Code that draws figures
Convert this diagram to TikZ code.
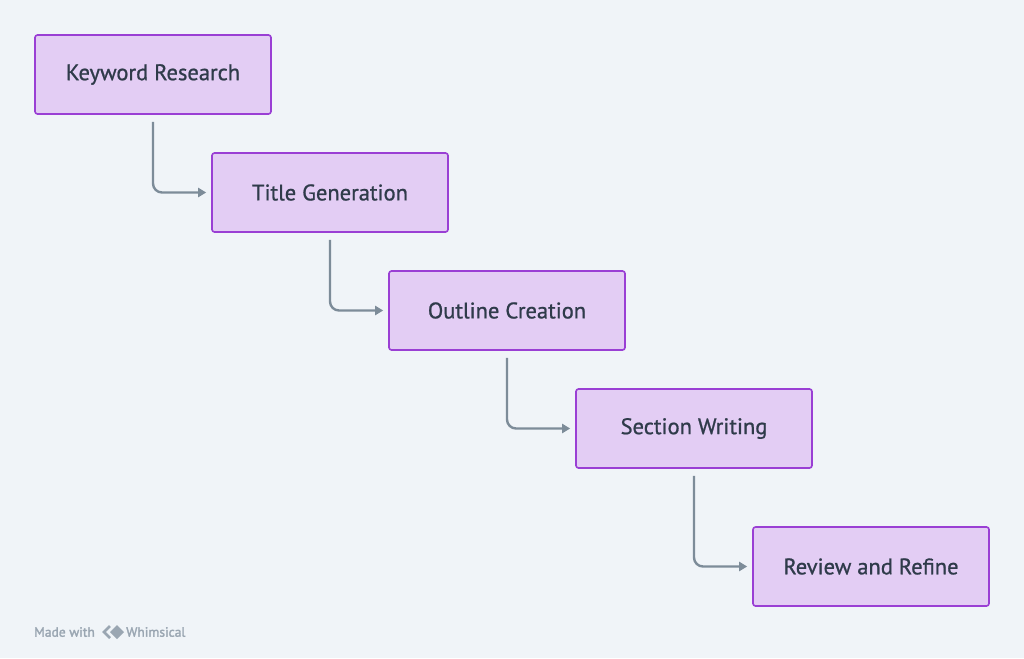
\documentclass[tikz,border=0pt]{standalone}
\usepackage{fontspec}
\setmainfont{PT Sans}
\newfontfamily\boxfont{PT Sans}[FakeBold=0.9]
\newfontfamily\markfont{PT Sans}[FakeBold=2]
\usetikzlibrary{arrows.meta}
\definecolor{bgc}{HTML}{F0F4F8}
\definecolor{boxfill}{HTML}{E3CDF4}
\definecolor{boxline}{HTML}{9A3FD4}
\definecolor{arrowc}{HTML}{7D8C99}
\definecolor{textc}{HTML}{2F3B4A}
\definecolor{markc}{HTML}{9AA6B2}
\tikzset{
  stepbox/.style={draw=boxline, fill=boxfill, line width=1.6pt, rounded corners=2.5pt,
    minimum width=236pt, minimum height=79pt, inner sep=0pt, text=textc,
    font=\boxfont\fontsize{22.5}{26}\selectfont},
  flow/.style={draw=arrowc, line width=2.4pt, rounded corners=9pt,
    -{Triangle[length=8pt,width=9pt]}, shorten <=7pt, shorten >=5pt},
  wmark/.style={anchor=west, inner sep=0pt, text=markc, font=\markfont\fontsize{13.5}{15}\selectfont}
}
\begin{document}
\begin{tikzpicture}[x=1pt,y=-1pt]
\fill[bgc] (0,0) rectangle (1024,658);
\useasboundingbox (0,0) rectangle (1024,658);
\node[stepbox] (kr) at (153,74.5) {Keyword Research};
\node[stepbox] (tg) at (330,192.5) {Title Generation};
\node[stepbox] (oc) at (507,310.5) {Outline Creation};
\node[stepbox] (sw) at (694,428.5) {Section Writing};
\node[stepbox] (rr) at (871,566.5) {Review and Refine};
\draw[flow] (kr.south) |- (tg.west);
\draw[flow] (tg.south) |- (oc.west);
\draw[flow] (oc.south) |- (sw.west);
\draw[flow] (sw.south) |- (rr.west);
\node[wmark] (made) at (34,632) {Made with};
\node[wmark] (wh) at (126,632) {Whimsical};
\draw[markc, line width=2.6pt, line join=miter] (110,626) -- (104,632) -- (110,638);
\fill[markc] (117,625) -- (124,632) -- (117,639) -- (110,632) -- cycle;
\end{tikzpicture}
\end{document}
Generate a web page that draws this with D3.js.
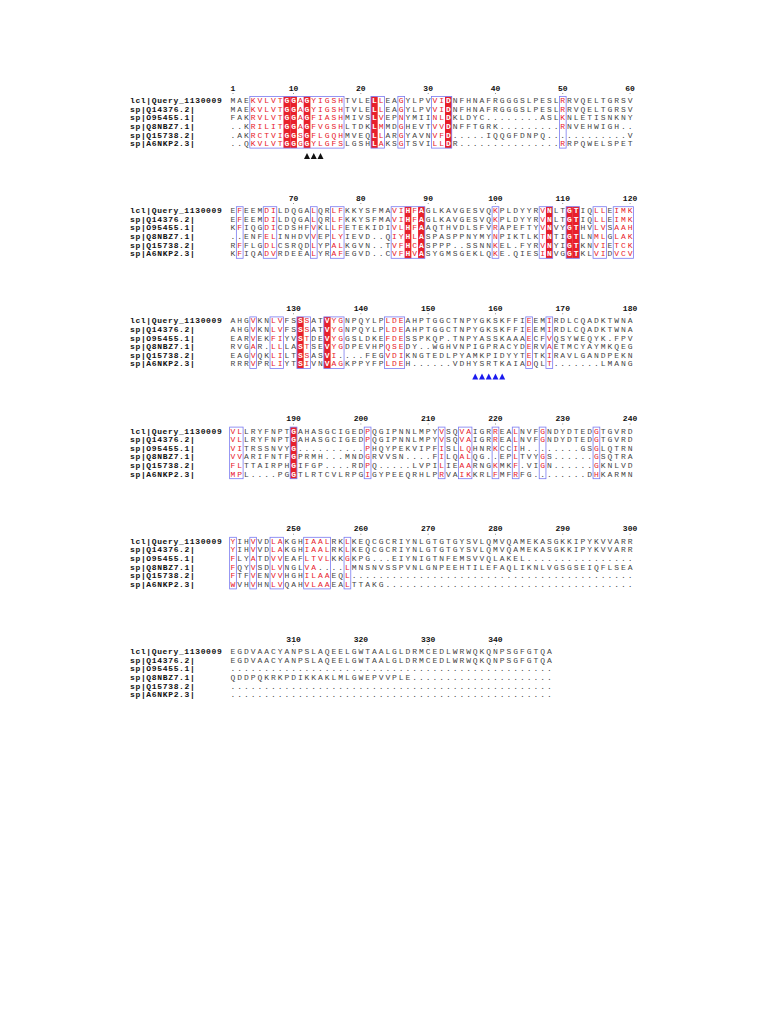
<!DOCTYPE html>
<html><head><meta charset="utf-8">
<script src="https://cdn.jsdelivr.net/npm/d3@7"></script>
<style>body{margin:0;background:#fff}</style></head>
<body><svg id="c" width="768" height="1024"></svg>
<script>
const seqNames = ["lcl|Query_1130009","sp|Q14376.2|","sp|O95455.1|","sp|Q8NBZ7.1|","sp|Q15738.2|","sp|A6NKP2.3|"];
const seqQuery = ["MAEKVLVTGGAGYIGSHTVLELLEAGYLPVVIDNFHNAFRGGGSLPESLRRVQELTGRSV","EFEEMDILDQGALQRLFKKYSFMAVIHFAGLKAVGESVQKPLDYYRVNLTGTIQLLEIMK","AHGVKNLVFSSSATVYGNPQYLPLDEAHPTGGCTNPYGKSKFFIEEMIRDLCQADKTWNA","VLLRYFNPTGAHASGCIGEDPQGIPNNLMPYVSQVAIGRREALNVFGNDYDTEDGTGVRD","YIHVVDLAKGHIAALRKLKEQCGCRIYNLGTGTGYSVLQMVQAMEKASGKKIPYKVVARR","EGDVAACYANPSLAQEELGWTAALGLDRMCEDLWRWQKQNPSGFGTQA"];
const seqQ14376 = seqQuery.slice();
const seqO95455 = ["FAKRVLVTGGAGFIASHMIVSLVEPNYMIINLDKLDYC........ASLKNLETISNKNY","KFIQGDICDSHFVKLLFETEKIDIVLHFAAQTHVDLSFVRAPEFTYVNVYGTHVLVSAAH","EARVEKFIYVSTDEVYGGSLDKEFDESSPKQP.TNPYASSKAAAECFVQSYWEQYK.FPV","VITRSSNVYG..........PHQYPEKVIPFISLLQHNRKCCIH........GSGLQTRN","FLYATDVVEAFLTVLKKGKPG...EIYNIGTNFEMSVVQLAKEL","."];
const seqQ8NBZ7 = ["..KRILITGGAGFVGSHLTDKLMMDGHEVTVVDNFFTGRK.........RNVEHWIGH..","..ENFELINHDVVEPLYIEVD..QIYHLASPASPPNYMYNPIKTLKTNTIGTLNMLGLAK","RVGAR.LLLASTSEVYGDPEVHPQSEDY..WGHVNPIGPRACYDERVAETMCYAYMKQEG","VVARIFNTFGPRMH...MNDGRVVSN....FILQALQG..EPLTVYGS......GSQTRA","FQYVSDLVNGLVA....LMNSNVSSPVNLGNPEEHTILEFAQLIKNLVGSGSEIQFLSEA","QDDPQKRKPDIKKAKLMLGWEPVVPLE"];
const seqQ15738 = [".AKRCTVIGGSGFLGQHMVEQLLARGYAVNVFD.....IQQGFDNPQ............V","RFFLGDLCSRQDLYPALKGVN..TVFHCASPPP..SSNNKEL.FYRVNYIGTKNVIETCK","EAGVQKLILTSSASVI....FEGVDIKNGTEDLPYAMKPIDYYTETKIRAVLGANDPEKN","FLTTAIRPHGIFGP....RDPQ.....LVPILIEAARNGKMKF.VIGN......GKNLVD","FTFVENVVHGHILAAEQL","."];
const seqA6NKP2 = ["..QKVLVTGGGGYLGFSLGSHLAKSGTSVILLDR...............RRPQWELSPET","KFIQADVRDEEALYRAFEGVD..CVFHVASYGMSGEKLQKE.QIESINVGGTKLVIDVCV","RRRVPRLIYTSIVNVAGKPPYFPLDEH......VDHYSRTKAIADQLT.......LMANG","MPL....PGGTLRTCVLRPGIGYPEEQRHLPRVAIKKRLFMFRFG........DHKARMN","WVHVHNLVQAHVLAAEALTTAKG","."];
const blockLengths = [60,60,60,60,60,48];
const strictCols = [9,10,12,22,33,87,89,108,111,112,131,135,190];
const similarCols = [4,5,6,7,8,11,13,14,15,16,17,23,26,31,32,50,62,66,67,73,76,77,85,86,88,100,107,115,116,118,119,120,124,127,128,132,136,137,144,145,146,165,168,181,182,201,212,215,216,220,223,227,235,241,244,247,248,252,253,254,255,258];
const tickLabels = [1,10,20,30,40,50,60,70,80,90,100,110,120,130,140,150,160,170,180,190,200,210,220,230,240,250,260,270,280,290,300,310,320,330,340];
const blackTriangles = [12,13,14];
const blueTriangles = [157,158,159,160,161];

const allSeqs = [seqQuery,seqQ14376,seqO95455,seqQ8NBZ7,seqQ15738,seqA6NKP2]
  .map(s => s.map((b,i)=> b.padEnd(blockLengths[i], ".")).join(""));

const svg = d3.select("#c");
const colX = d3.scaleLinear().domain([0,59]).range([233, 233+59*6.73]);
const blockY = d3.scaleLinear().domain([0,1]).range([0,110.2]);
const rowY = d3.scaleBand().domain(d3.range(6)).range([96.5, 96.5+6*8.6]);
const strictSet = new Set(strictCols), simSet = new Set(similarCols);
const blockStart = d3.cumsum([0, ...blockLengths.slice(0,-1)]);

blockLengths.forEach((len, b) => {
  const g = svg.append("g").attr("transform", `translate(0,${blockY(b)})`);
  const start = blockStart[b];
  const top = rowY(0), bottom = rowY(5)+rowY.bandwidth(), w = 6.73;
  for (let i=0;i<len;i++){
    const col = start+i+1;
    if (strictSet.has(col)) g.append("rect").attr("x", colX(i)-w/2).attr("y", top).attr("width", w).attr("height", bottom-top).attr("fill","#e8202a");
  }
  let i=0;
  while(i<len){
    const col=start+i+1;
    if (strictSet.has(col)||simSet.has(col)){
      let j=i; while(j+1<len && (strictSet.has(start+j+2)||simSet.has(start+j+2))) j++;
      g.append("rect").attr("x", colX(i)-w/2).attr("y", top).attr("width", colX(j)-colX(i)+w).attr("height", bottom-top)
        .attr("fill","none").attr("stroke","#7a7af0").attr("stroke-width",0.8);
      i=j+1;
    } else i++;
  }
  tickLabels.filter(t => t>start && t<=start+len).forEach(t=>{
    const x = colX(t-start-1);
    g.append("text").attr("x",x).attr("y",90.5).attr("text-anchor","middle")
      .attr("font-family","Liberation Mono").attr("font-weight","bold").attr("font-size",8).attr("fill","#111").text(t);
    g.append("rect").attr("x",x-0.4).attr("y",93).attr("width",0.8).attr("height",0.8).attr("fill","#555");
  });
  allSeqs.forEach((s, r) => {
    const y = rowY(r)+rowY.bandwidth()-2;
    g.append("text").attr("x",130).attr("y",y).attr("font-family","Liberation Mono").attr("font-weight","bold")
      .attr("font-size",8).attr("textLength", seqNames[r].length*5.4).attr("lengthAdjust","spacing")
      .attr("fill","#111").text(seqNames[r]);
    g.selectAll(null).data(s.slice(start,start+len).split("")).join("text")
      .attr("x",(d,k)=>colX(k)).attr("y",y).attr("text-anchor","middle")
      .attr("font-family","Liberation Mono").attr("font-size",8)
      .attr("font-weight",(d,k)=>strictSet.has(start+k+1)?"bold":"normal")
      .attr("fill",(d,k)=>{const c=start+k+1; if(strictSet.has(c)) return "#fff"; if(simSet.has(c)&&d!==".") return "#e8202a"; return "#444";})
      .text(d=>d);
  });
  [[blackTriangles,"#111"],[blueTriangles,"#1a1aee"]].forEach(([arr,col])=>{
    arr.filter(c=>c>start && c<=start+len).forEach(c=>{
      const x=colX(c-start-1), y=bottom+5;
      g.append("path").attr("d",`M${x-3},${y+6}L${x+3},${y+6}L${x},${y}Z`).attr("fill",col);
    });
  });
});
</script></body></html>
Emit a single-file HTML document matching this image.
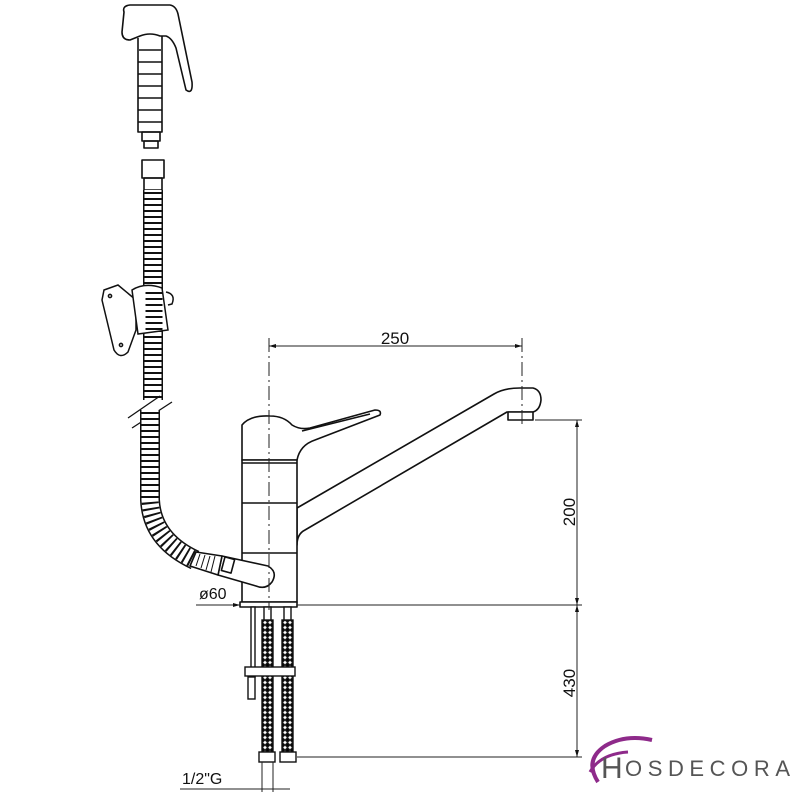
<!DOCTYPE html>
<html><head><meta charset="utf-8"><style>
html,body{margin:0;padding:0;background:#fff;}
svg{display:block;}
text{font-family:"Liberation Sans",sans-serif;fill:#111;}
</style></head><body>
<svg width="800" height="800" viewBox="0 0 800 800" xmlns="http://www.w3.org/2000/svg">
<defs>
<pattern id="braid" width="10" height="5" patternUnits="userSpaceOnUse">
<rect width="10" height="5" fill="#fff"/>
<path d="M0 0 L5 5 L10 0 M0 5 L5 0 L10 5" stroke="#222" stroke-width="1"/>
</pattern>
</defs>
<g fill="none" stroke="#111" stroke-width="1.6" stroke-linejoin="round">
<!-- shower head -->
<path d="M124 12 Q122 6 130 5 L170 5 Q176 6 178 14 L192 82 Q193 95 186 90 L176 48 Q172 38 166 36 L160 36 Q150 32 140 36 L130 40 Q122 40 122 32 Z"/>
<path d="M138 38 L138 132 L162 132 L162 36"/>
<path d="M139 50 H161 M138 62 H162 M138 74 H162 M138 86 H162 M138 98 H162 M138 110 H162 M138 122 H162"/>
<rect x="142" y="132" width="18" height="9"/>
<rect x="144" y="141" width="14" height="7"/>
<rect x="142" y="160" width="22" height="18"/>
<rect x="144" y="178" width="18" height="12"/>
</g>
<!-- hose upper -->
<path d="M153 190 V400" stroke="#111" stroke-width="20" fill="none"/>
<path d="M153 190 V400" stroke="#fff" stroke-width="17" fill="none"/>
<path d="M153 192 V400" stroke="#111" stroke-width="17" stroke-dasharray="2,4" fill="none"/>
<!-- break marks -->
<g stroke="#111" stroke-width="1.3">
<line x1="128" y1="418" x2="160" y2="396"/>
<line x1="132" y1="428" x2="172" y2="402"/>
</g>
<!-- hose lower -->
<path d="M150 410 L150 500 Q152 540 195 560" fill="none" stroke="#111" stroke-width="20"/>
<path d="M150 410 L150 500 Q152 540 195 560" fill="none" stroke="#fff" stroke-width="17"/>
<path d="M150 412 L150 500 Q152 540 195 560" fill="none" stroke="#111" stroke-width="17" stroke-dasharray="2,4"/>
<!-- bracket -->
<g fill="#fff" stroke="#111" stroke-width="1.5">
<path d="M104 290 L118 285 L136 300 L136 330 L128 352 Q120 360 114 350 L102 300 Z"/>
<path d="M132 290 Q145 282 162 288 L168 330 L138 334 Z"/>
<path d="M166 292 Q176 294 172 304 L168 305"/>
<circle cx="110" cy="296" r="1.6"/><circle cx="121" cy="345" r="1.6"/>
</g>
<path d="M154 292 V332" stroke="#111" stroke-width="17" stroke-dasharray="2,4" fill="none"/>
<!-- tap -->
<g fill="#fff" stroke="#111" stroke-width="1.6" stroke-linejoin="round">
<path d="M297 508 L494 394 Q504 388 520 388 L533 388 Q541 390 541 400 Q540 410 533 412 L507 412 L305 530 Q297 534 297 545 Z"/>
<rect x="508" y="412" width="25" height="8"/>
<path d="M242 460 L242 425 Q250 415 270 416 Q284 416 292 425 Q300 430 310 428 L375 410 Q382 410 380 415 L315 440 Q300 445 297 460 Z"/>
<line x1="302" y1="431" x2="370" y2="414"/>
<rect x="242" y="460" width="55" height="142"/>
<line x1="242" y1="463" x2="297" y2="463"/>
<line x1="242" y1="503" x2="297" y2="503"/>
<line x1="242" y1="553" x2="297" y2="553"/>
<rect x="240" y="602" width="57" height="5"/>
<path d="M222 556 L268 566 Q278 572 272 582 Q266 590 256 586 L218 575 Z"/>
<rect x="223" y="558" width="10" height="14" transform="rotate(15 228 565)"/>
<path d="M196 552 L222 556 L218 575 L190 566 Z"/>
<path d="M200 554 L196 566 M205 555 L201 568 M210 556 L206 570 M215 556 L211 572" stroke-width="1"/>
</g>
<!-- under pipes -->
<g stroke="#111" stroke-width="1.4" fill="#fff">
<rect x="251" y="607" width="4" height="70"/>
<rect x="248" y="677" width="7" height="22"/>
<rect x="262" y="620" width="11" height="132" fill="url(#braid)"/>
<rect x="282" y="620" width="11" height="132" fill="url(#braid)"/>
<rect x="264" y="607" width="7" height="13"/>
<rect x="284" y="607" width="7" height="13"/>
<rect x="245" y="667" width="50" height="9"/>
<rect x="259" y="752" width="16" height="10"/>
<rect x="280" y="752" width="16" height="10"/>
</g>
<!-- dimension lines -->
<g stroke="#222" stroke-width="1" fill="none">
<line x1="269" y1="338" x2="269" y2="610" stroke-dasharray="14,4,2,4"/>
<line x1="269" y1="346" x2="522" y2="346"/>
<line x1="522" y1="338" x2="522" y2="425" stroke-dasharray="14,4,2,4"/>
<line x1="535" y1="420" x2="582" y2="420"/>
<line x1="577" y1="420" x2="577" y2="757"/>
<line x1="297" y1="605" x2="582" y2="605"/>
<line x1="297" y1="757" x2="582" y2="757"/>
<line x1="196" y1="605" x2="240" y2="605"/>
<line x1="262" y1="762" x2="262" y2="792"/>
<line x1="273" y1="762" x2="273" y2="792"/>
<line x1="180" y1="789" x2="290" y2="789"/>
</g>
<g fill="#111">
<path d="M269 346 l7 -2 v4z M522 346 l-7 -2 v4z M577 420 l-2 7 h4z M577 605 l-2 -7 h4z M577 605 l-2 7 h4z M577 757 l-2 -7 h4z M240 605 l-7 -2 v4z"/>
</g>
<text x="395" y="344" font-size="17" text-anchor="middle">250</text>
<text x="0" y="0" font-size="17" text-anchor="middle" transform="translate(575 512) rotate(-90)">200</text>
<text x="0" y="0" font-size="17" text-anchor="middle" transform="translate(575 683) rotate(-90)">430</text>
<text x="199" y="599" font-size="16">ø60</text>
<text x="182" y="784" font-size="16">1/2"G</text>
<!-- logo -->
<path d="M598 782 Q584 760 605 746 Q625 734 652 740" fill="none" stroke="#8e2a8a" stroke-width="4"/>
<path d="M590 772 Q600 754 628 752" fill="none" stroke="#8e2a8a" stroke-width="3"/>
<text x="601" y="778" font-size="30" style="fill:#555">H</text>
<text x="625" y="776" font-size="22" textLength="165" lengthAdjust="spacing" style="fill:#555">OSDECORA</text>
</svg>
</body></html>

_Work to be completed_.
In the entries above, identify every line with the word "this". Copy those lines.

_Finished exercise_.
Convert this diagram to TikZ code.
Generate a web page that draws this with D3.js.
Emit a single-file HTML document matching this image.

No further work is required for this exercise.